I’ve been reading Greg Sandow’s blog posts for a little while, and today checked out his “riffs” on the book he’s writing, Rebirth: The Future of Classical Music. I found the riff on chapter 3 (“The Culture Ran Away From Us”) the most interesting one thus far, because it discusses some of the questions around how the mainstream classical music community (institutions, performers, composers, and audience) has gotten separated from contemporary culture, in a way that other arts have not.
One of the most interesting questions is whether the mainstream classical music community will at some point link up again with the main strands of contemporary culture, or whether it will continue to be isolated and eventually risk collapse into irrelevance as its audience dwindles, perhaps to be replaced by a new community that springs up around what Sandow calls the “alt-classical” scene. You can see echoes of that question in the comments by Jerome Langguth and Sandow on the post announcing the riff.
I’m of two minds on this. On the one hand, I’ve already expressed the opinion (near the end of my “music and the theory of disruptive innovations” post) that the “alt-classical” or “indie classical” movement will not likely give birth to a complete new community/tradition/movement, but instead will be co-opted into the general indie rock/pop movement as it continues to move up-market aesthetically. From that perspective the mainstream classical music community will remain isolated as it is today and will eventually see itself completely disrupted by whatever the indie movement evolves into.
However it’s also possible that the mainstream classical movement community could disrupt itself, as it were, and give birth to new institutions, musical forms, performance practices, business models, and so on that are relevant to today’s culture but still recognizably grounded in the classical tradition (while partaking of other traditions as well). This certainly seems to be what Sandow is working towards.
Not being that familiar with the nitty gritty of today’s classical music world, I can’t speak to all of Sandow’s ideas and whether they’re practical or likely to have the desired effect. However from a high-level perspective some of Clayton Christensen’s ideas may be relevant here, especially those discussed in The Innovator’s Solution regarding how established companies can renew themselves and avoid being disrupted by more nimble competitors. Of particular relevance is Christensen’s recommendation that companies avoid trying to force wholesale changes in strategy at the level of the entire organization, and instead establish quasi-independent spin-offs that have the freedom to experiment with new business models, product strategies, and branding approaches without having to incur the burden of the cost structure and differing priorities of the parent organization.

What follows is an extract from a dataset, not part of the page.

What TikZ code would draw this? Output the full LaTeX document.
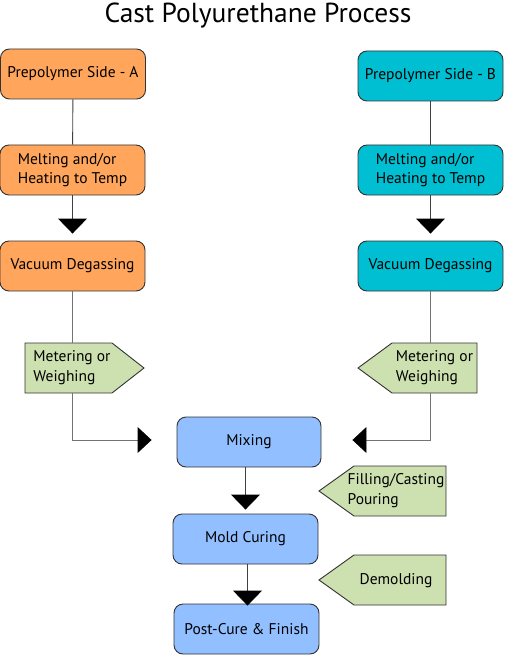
\documentclass[tikz,border=0pt]{standalone}
\usepackage{fontspec}
\setmainfont{PT Sans}
\usepackage{tikz}
\usetikzlibrary{arrows.meta, positioning, backgrounds, calc}
\definecolor{sideA}{HTML}{FFA65C}
\definecolor{sideB}{HTML}{00BFD2}
\definecolor{mixcol}{HTML}{92BFFF}
\definecolor{tagcol}{HTML}{CDE0B0}
\tikzset{%
	proc/.style={draw=black!80, line width=0.9pt, rectangle, rounded corners=9pt,%
		minimum width=145, minimum height=50, inner sep=0mm, align=left, font=\fontsize{15.5}{19}\selectfont},
	tag/.style={rectangle, minimum height=50, inner sep=0mm, outer sep=0mm, align=left,%
		font=\fontsize{15.5}{20}\selectfont},
	tagline/.style={draw=black!80, line width=0.9pt, fill=tagcol},
	connector/.style={draw=black!75, line width=0.9pt},
	feed/.style={draw=black!55, line width=0.9pt},
	flow/.style={draw=black!75, line width=0.9pt, -{Triangle[width=29pt,length=15pt,color=black,fill=black]}},
	side/.style={draw=black!55, line width=0.9pt, -{Triangle[width=26pt,length=14pt,color=black,fill=black]}}
}
\begin{document}
\begin{tikzpicture}[x=1pt, y=-1pt]
	\useasboundingbox (0,0) rectangle (504,655);
	\node[font=\fontsize{27.5}{32}\selectfont] (title) at (258,16) {Cast Polyurethane Process};

	% side A
	\node[proc, fill=sideA] (preA) at (73,74) {Prepolymer Side - A};
	\node[proc, fill=sideA] (melA) at (72.5,170) {Melting and/or\\Heating to Temp};
	\node[proc, fill=sideA] (vacA) at (72.5,266) {Vacuum Degassing};
	\node[tag, minimum width=87] (metA) at (72,368) {Metering or\\Weighing};

	% side B
	\node[proc, fill=sideB] (preB) at (430.5,76) {Prepolymer Side - B};
	\node[proc, fill=sideB] (melB) at (430.5,170) {Melting and/or\\Heating to Temp};
	\node[proc, fill=sideB] (vacB) at (430.5,266) {Vacuum Degassing};
	\node[tag, minimum width=85] (metB) at (434.5,368) {Metering or\\Weighing};

	% mixing line
	\node[proc, fill=mixcol, minimum width=144] (mix) at (249,442) {Mixing};
	\node[proc, fill=mixcol] (mold) at (245.5,539) {Mold Curing};
	\node[proc, fill=mixcol] (post) at (246.5,629) {Post-Cure \& Finish};
	\node[tag, minimum width=92] (fill) at (396,491) {Filling/Casting\\Pouring};
	\node[tag, minimum width=92] (demold) at (396,581) {Demolding};

	\begin{scope}[on background layer]
		\draw[tagline] (25,343) -- (112,343) -- (144,368) -- (112,393) -- (25,393) -- cycle;
		\draw[tagline] (metB.north east) -- (metB.north west) -- ++(-34,25) -- (metB.south west) -- (metB.south east) -- cycle;
		\draw[tagline] (354,466) -- (446,466) -- (446,516) -- (354,516) -- (319,491) -- cycle;
		\draw[tagline] (354,555) -- (446,555) -- (446,605) -- (354,605) -- (319,580) -- cycle;
	\end{scope}

	\draw[connector] (preA) -- (melA);
	\draw[connector] (preB) -- (melB);
	\draw[flow, shorten >=7pt] (melA) -- (vacA);
	\draw[flow, shorten >=7pt] (melB) -- (vacB);
	\draw[feed] (vacA.south) -- (vacA.south |- metA.north);
	\draw[feed] (vacB.south) -- (vacB.south |- metB.north);
	\draw[side, shorten >=25pt] (vacA.south |- metA.south) |- ([yshift=2pt]mix.west);
	\draw[side, shorten >=31pt] (vacB.south |- metB.south) |- ([yshift=2pt]mix.east);
	\draw[flow, shorten >=4pt] (mix.south -| mold) -- (mold.north);
	\draw[flow, shorten >=-2pt] ([xshift=2pt]mold.south) -- ([xshift=2pt]mold.south |- post.north);
\end{tikzpicture}
\end{document}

In the context of classical music this would correspond to, for example, having symphony orchestras fund groups of performers that wanted to do new music performance, not simply in the form of one-time events or special series under the orchestra’s aegis, but as autonomous subsidiaries that would be free to bypass the orchestra’s bureaucracy and rules where appropriate and establish their own “products,” brands, audiences, and funding sources and mechanisms. I’ll be interested to see to what extent this is being done today and whether Sandow’s book will address this and related ideas.